--- START Data supplied ---

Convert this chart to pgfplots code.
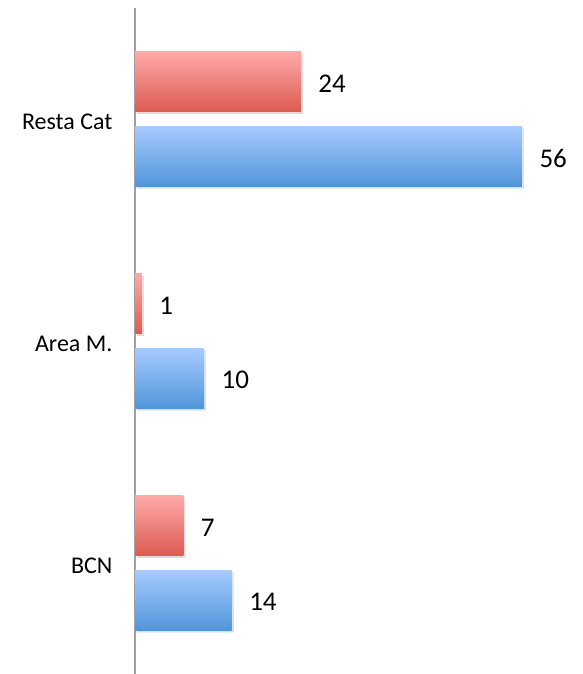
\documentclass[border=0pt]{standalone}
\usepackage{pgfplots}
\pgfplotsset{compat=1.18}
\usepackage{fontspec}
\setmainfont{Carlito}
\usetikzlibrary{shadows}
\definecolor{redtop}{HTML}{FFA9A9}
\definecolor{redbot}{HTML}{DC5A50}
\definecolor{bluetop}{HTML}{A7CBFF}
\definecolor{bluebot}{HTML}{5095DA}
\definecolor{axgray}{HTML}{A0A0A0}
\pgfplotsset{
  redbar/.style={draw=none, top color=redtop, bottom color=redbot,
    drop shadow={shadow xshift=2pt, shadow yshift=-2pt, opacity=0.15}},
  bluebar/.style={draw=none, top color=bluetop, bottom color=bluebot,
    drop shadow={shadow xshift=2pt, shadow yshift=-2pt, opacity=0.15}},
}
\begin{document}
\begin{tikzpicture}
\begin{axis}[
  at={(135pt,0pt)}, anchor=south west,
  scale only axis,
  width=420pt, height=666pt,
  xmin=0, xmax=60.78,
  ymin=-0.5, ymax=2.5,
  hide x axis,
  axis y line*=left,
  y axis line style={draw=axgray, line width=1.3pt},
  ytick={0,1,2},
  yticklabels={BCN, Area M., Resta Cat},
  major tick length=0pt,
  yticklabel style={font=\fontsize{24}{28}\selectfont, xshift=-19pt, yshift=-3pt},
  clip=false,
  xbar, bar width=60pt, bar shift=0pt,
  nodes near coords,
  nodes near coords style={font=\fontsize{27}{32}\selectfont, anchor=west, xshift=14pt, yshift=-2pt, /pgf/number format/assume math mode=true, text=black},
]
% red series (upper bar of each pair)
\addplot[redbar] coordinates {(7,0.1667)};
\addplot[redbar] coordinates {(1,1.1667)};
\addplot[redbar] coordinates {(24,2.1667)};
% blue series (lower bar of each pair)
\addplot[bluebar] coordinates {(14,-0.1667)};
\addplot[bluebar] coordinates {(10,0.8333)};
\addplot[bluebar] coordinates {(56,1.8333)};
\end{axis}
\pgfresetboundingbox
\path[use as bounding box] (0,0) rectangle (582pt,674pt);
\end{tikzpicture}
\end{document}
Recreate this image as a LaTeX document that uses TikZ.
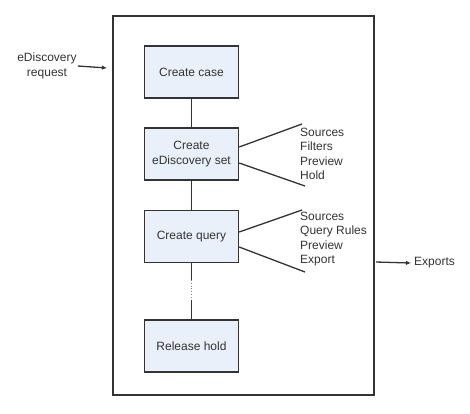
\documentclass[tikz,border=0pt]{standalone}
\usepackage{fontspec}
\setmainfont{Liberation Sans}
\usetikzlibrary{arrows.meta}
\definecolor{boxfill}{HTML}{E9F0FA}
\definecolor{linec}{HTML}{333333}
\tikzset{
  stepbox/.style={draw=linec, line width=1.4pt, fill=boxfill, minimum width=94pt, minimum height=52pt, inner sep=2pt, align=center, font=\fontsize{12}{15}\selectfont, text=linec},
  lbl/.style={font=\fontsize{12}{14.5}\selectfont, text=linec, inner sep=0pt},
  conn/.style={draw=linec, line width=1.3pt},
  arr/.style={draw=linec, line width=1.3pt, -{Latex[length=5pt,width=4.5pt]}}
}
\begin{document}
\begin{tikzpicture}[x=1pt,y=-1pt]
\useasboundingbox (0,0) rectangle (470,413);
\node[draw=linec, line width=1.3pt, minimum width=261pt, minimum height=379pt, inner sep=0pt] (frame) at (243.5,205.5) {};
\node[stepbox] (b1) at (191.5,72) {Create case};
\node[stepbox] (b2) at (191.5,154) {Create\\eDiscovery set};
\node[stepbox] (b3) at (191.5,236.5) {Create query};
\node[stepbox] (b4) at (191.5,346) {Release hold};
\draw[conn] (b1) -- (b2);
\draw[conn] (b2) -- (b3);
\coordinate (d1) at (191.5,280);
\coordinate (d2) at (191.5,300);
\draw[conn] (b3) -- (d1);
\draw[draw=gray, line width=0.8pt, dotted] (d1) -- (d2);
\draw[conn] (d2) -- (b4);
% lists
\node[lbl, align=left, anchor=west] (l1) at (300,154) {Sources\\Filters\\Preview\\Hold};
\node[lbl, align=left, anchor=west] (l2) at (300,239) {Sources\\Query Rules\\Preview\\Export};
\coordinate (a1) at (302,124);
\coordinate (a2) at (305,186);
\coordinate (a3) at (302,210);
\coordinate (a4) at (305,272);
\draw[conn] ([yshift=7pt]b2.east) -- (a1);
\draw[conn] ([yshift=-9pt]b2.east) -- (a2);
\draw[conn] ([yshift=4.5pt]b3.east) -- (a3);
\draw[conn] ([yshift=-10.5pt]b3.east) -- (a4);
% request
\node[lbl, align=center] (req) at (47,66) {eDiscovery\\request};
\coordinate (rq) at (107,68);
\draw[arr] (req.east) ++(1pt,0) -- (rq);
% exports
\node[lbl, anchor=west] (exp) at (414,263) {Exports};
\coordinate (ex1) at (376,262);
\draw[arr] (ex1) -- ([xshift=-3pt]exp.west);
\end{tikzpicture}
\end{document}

--- END Data supplied ---

### Goal
Using the listing above, show every line that includes the string "this".

### Response
Convert this chart to pgfplots code.
Recreate this image as a LaTeX document that uses TikZ.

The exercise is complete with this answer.